Items
- - -

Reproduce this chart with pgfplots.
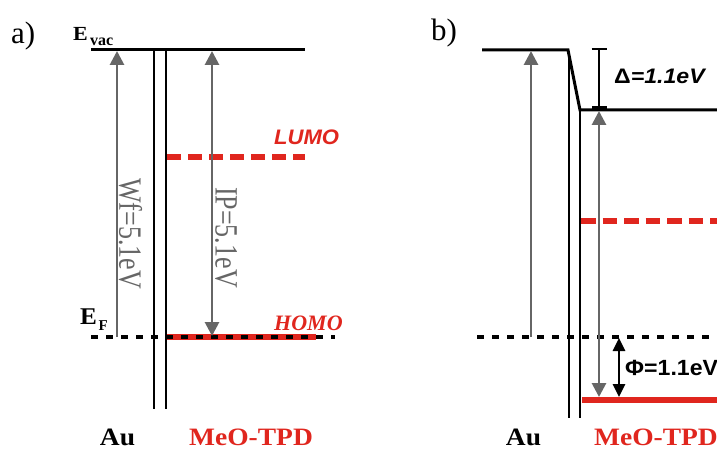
\documentclass[border=0pt]{standalone}
\usepackage{pgfplots}
\pgfplotsset{compat=1.18}
\usepackage{fontspec}
\setmainfont{Liberation Serif}
\newfontfamily\arial{Liberation Sans}
\usetikzlibrary{arrows.meta}
\definecolor{myred}{RGB}{224,38,30}
\definecolor{mygray}{RGB}{102,102,102}
\begin{document}
\begin{tikzpicture}
\begin{axis}[scale only axis, width=717pt, height=449pt,
  xmin=0, xmax=717, ymin=0, ymax=449, y dir=reverse, hide axis, clip=true]
% ---------- panel a ----------
\addplot[black, line width=3pt] coordinates {(91,50) (305,50)};
\addplot[black, line width=1.6pt] coordinates {(154,50) (154,409)};
\addplot[black, line width=1.6pt] coordinates {(166,50) (166,409)};
\addplot[myred, line width=6pt, dash pattern=on 14pt off 7pt] coordinates {(167,157) (305,157)};
\addplot[myred, line width=6pt] coordinates {(167,337) (316,337)};
\addplot[black, line width=3.5pt, dash pattern=on 7pt off 8pt] coordinates {(91,337) (335,337)};
\addplot[mygray, line width=2.8pt, -{Triangle[length=14pt,width=14pt]}] coordinates {(117,337) (117,51)};
\addplot[mygray, line width=2.8pt, {Triangle[length=14pt,width=14pt]}-{Triangle[length=14pt,width=14pt]}] coordinates {(212,51) (212,336)};
% ---------- panel b ----------
\addplot[black, line width=3pt] coordinates {(482,50) (568,50) (580,110) (717,110)};
\addplot[black, line width=1.6pt] coordinates {(569,52) (569,418)};
\addplot[black, line width=1.6pt] coordinates {(580,110) (580,418)};
\addplot[myred, line width=6pt, dash pattern=on 14.5pt off 7pt] coordinates {(581,221) (717,221)};
\addplot[myred, line width=6pt] coordinates {(582,400) (717,400)};
\addplot[black, line width=3.5pt, dash pattern=on 7pt off 8pt] coordinates {(477,337) (717,337)};
\addplot[mygray, line width=2.8pt, -{Triangle[length=14pt,width=14pt]}] coordinates {(531,337) (531,51)};
\addplot[mygray, line width=2.8pt, {Triangle[length=14pt,width=14pt]}-{Triangle[length=14pt,width=14pt]}] coordinates {(599,111) (599,397)};
\addplot[black, line width=2.5pt, {Bar[width=15pt]}-{Bar[width=15pt]}] coordinates {(599,48) (599,109)};
\addplot[black, line width=2.8pt, {Triangle[length=13pt,width=12pt]}-{Triangle[length=13pt,width=12pt]}] coordinates {(619,338) (619,397)};
% ---------- texts ----------
\node[anchor=base west, inner sep=0pt] at (axis cs:11,44) {\fontsize{31}{34}\selectfont a)};
\node[anchor=base west, inner sep=0pt] at (axis cs:431,41) {\fontsize{31}{34}\selectfont b)};
\node[anchor=base west, inner sep=0pt] at (axis cs:73,41) {\scalebox{1.1}[1]{\fontsize{20}{24}\selectfont\bfseries E}};
\node[anchor=base west, inner sep=0pt] at (axis cs:90,45.5) {\fontsize{16}{18}\selectfont\bfseries vac};
\node[anchor=base west, inner sep=0pt] at (axis cs:80,324) {\scalebox{1.05}[1]{\fontsize{24}{28}\selectfont\bfseries E}};
\node[anchor=base west, inner sep=0pt] at (axis cs:98.5,330.5) {\fontsize{15}{18}\selectfont\bfseries F};
\node[anchor=base west, inner sep=0pt, text=myred] at (axis cs:274,145) {\scalebox{1.05}[1]{\arial\fontsize{21}{24}\selectfont\bfseries\itshape LUMO}};
\node[anchor=base west, inner sep=0pt, text=myred] at (axis cs:274,330) {\fontsize{22}{26}\selectfont\bfseries\itshape HOMO};
\node[inner sep=0pt, rotate=-90, text=mygray] at (axis cs:130.5,233.5) {\scalebox{1}[1.25]{\fontsize{26}{30}\selectfont Wf=5.1eV}};
\node[inner sep=0pt, rotate=-90, text=mygray] at (axis cs:226,237.5) {\scalebox{1}[1.25]{\fontsize{26}{30}\selectfont IP=5.1eV}};
\node[anchor=base west, inner sep=0pt] at (axis cs:614,83.3) {\scalebox{1.1}[1]{\arial\fontsize{21}{24}\selectfont\bfseries Δ\itshape =1.1eV}};
\node[anchor=base west, inner sep=0pt] at (axis cs:625,375) {\scalebox{1.05}[1]{\arial\fontsize{22}{26}\selectfont\bfseries Φ=1.1eV}};
\node[anchor=base, inner sep=0pt] at (axis cs:117.5,445) {\scalebox{1.1}[1]{\fontsize{25}{30}\selectfont\bfseries Au}};
\node[anchor=base, inner sep=0pt, text=myred] at (axis cs:251,445) {\scalebox{1.1}[1]{\fontsize{25}{30}\selectfont\bfseries MeO-TPD}};
\node[anchor=base, inner sep=0pt] at (axis cs:523.5,445) {\scalebox{1.1}[1]{\fontsize{25}{30}\selectfont\bfseries Au}};
\node[anchor=base east, inner sep=0pt, text=myred] at (axis cs:718,445) {\scalebox{1.1}[1]{\fontsize{25}{30}\selectfont\bfseries MeO-TPD}};
\end{axis}
\pgfresetboundingbox
\path (current axis.south west) rectangle (current axis.north east);
\end{tikzpicture}
\end{document}
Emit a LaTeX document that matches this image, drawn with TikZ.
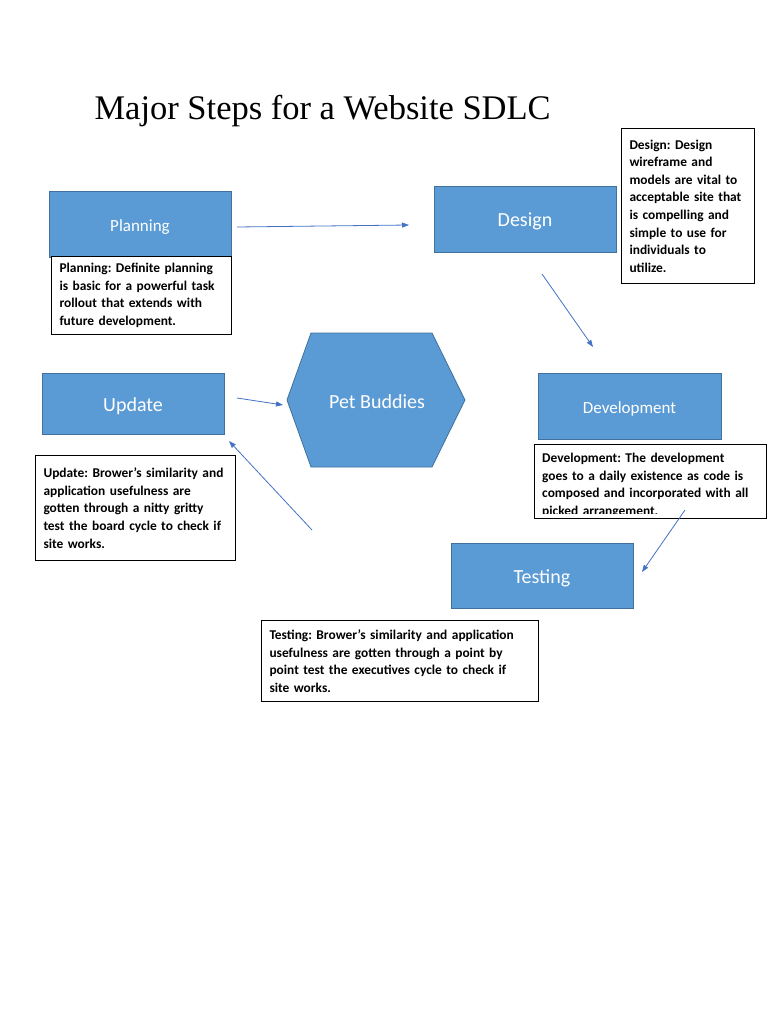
\documentclass[tikz,border=0pt]{standalone}
\usepackage{fontspec}
\setmainfont{Carlito}
\newfontfamily\titlefont{Liberation Serif}
\usetikzlibrary{arrows.meta,shapes.geometric}
\definecolor{boxblue}{HTML}{5B9BD5}
\definecolor{boxedge}{HTML}{41719C}
\definecolor{arrowblue}{HTML}{4472C4}
\tikzset{
  stepbox/.style={draw=boxedge,fill=boxblue,line width=0.8pt,inner sep=0pt},
  smalllabel/.style={text=white,font=\fontsize{17}{20}\selectfont},
  biglabel/.style={text=white,font=\fontsize{20}{24}\selectfont},
  notefont/.style={font=\frenchspacing\bfseries\fontsize{13.4}{17.6}\selectfont},
  notebox/.style={notefont,draw=black,fill=white,line width=1pt,anchor=north west,align=left,inner xsep=8pt,inner ysep=5pt},
  flow/.style={draw=arrowblue,line width=0.8pt,-{Triangle[length=7pt,width=5pt]}}
}
\begin{document}
\begin{tikzpicture}[x=1pt,y=-1pt]
\useasboundingbox (0,0) rectangle (768,1024);
\fill[white] (0,0) rectangle (768,1024);

\node[anchor=base west,font=\titlefont\fontsize{34.5}{40}\selectfont] (title) at (91,120) {Major Steps for a Website SDLC};

% Planning
\node[stepbox,minimum width=182pt,minimum height=66pt] (plan) at (140,224) {};
\node[smalllabel] (planlabel) at ([yshift=-3pt]plan.center) {Planning};
\node[notebox,text width=164pt,minimum height=78pt] (plannote) at (51,256) {Planning: Definite planning\\is basic for a powerful task\\rollout that extends with\\future development.};

% Design
\node[stepbox,minimum width=182pt,minimum height=66pt] (design) at (525,219) {};
\node[biglabel] (designlabel) at ([yshift=-2pt]design.center) {Design};
\node[notebox,text width=117pt,minimum height=155pt] (designnote) at (621,128) {Design: Design\\wireframe and\\models are vital to\\acceptable site that\\is compelling and\\simple to use for\\individuals to\\utilize.};

% Development
\node[stepbox,minimum width=183pt,minimum height=66pt] (dev) at (629.5,406) {};
\node[smalllabel] (devlabel) at ([yshift=-3pt]dev.center) {Development};
\begin{scope}
\clip (534,444) rectangle (766,513);
\node[notefont,anchor=north west,align=left,inner xsep=8pt,inner ysep=5pt,text width=216pt] (devtext) at (534,448) {Development: The development\\goes to a daily existence as code is\\composed and incorporated with all\\picked arrangement.};
\end{scope}
\draw[black,line width=1pt] (534,444) rectangle (766,518);
\coordinate (devnote) at (650,481);

% Testing
\node[stepbox,minimum width=182pt,minimum height=65pt] (test) at (542,575.5) {};
\node[biglabel] (testlabel) at ([yshift=-3pt]test.center) {Testing};
\node[notebox,text width=261pt,minimum height=81pt] (testnote) at (261,620) {Testing: Brower's similarity and application\\usefulness are gotten through a point by\\point test the executives cycle to check if\\site works.};

% Update
\node[stepbox,minimum width=182pt,minimum height=61pt] (update) at (133,403.5) {};
\node[biglabel] (updatelabel) at ([yshift=-3pt]update.center) {Update};
\node[notebox,text width=184pt,minimum height=105pt] (updatenote) at (35,455) {Update: Brower's similarity and\\application usefulness are\\gotten through a nitty gritty\\test the board cycle to check if\\site works.};

% Hexagon
\draw[stepbox] (287,400) -- (311,333) -- (432,333) -- (465,400) -- (432,467) -- (311,467) -- cycle;
\node[biglabel] (pet) at (377,402) {Pet Buddies};

% Connectors
\coordinate (a1s) at (237,227);
\coordinate (a1e) at (409,225);
\coordinate (a2s) at (542,274);
\coordinate (a2e) at (593,347);
\coordinate (a3s) at (685,510);
\coordinate (a3e) at (642,572);
\coordinate (a4s) at (312,530);
\coordinate (a4e) at (229,441);
\coordinate (a5s) at (237,398);
\coordinate (a5e) at (283,405);
\draw[flow] (a1s) -- (a1e);
\draw[flow] (a2s) -- (a2e);
\draw[flow] (a3s) -- (a3e);
\draw[flow] (a4s) -- (a4e);
\draw[flow] (a5s) -- (a5e);
\end{tikzpicture}
\end{document}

- - -

The lines above form a set of records; determine how many of them contain the string "this" and give that number alone.

2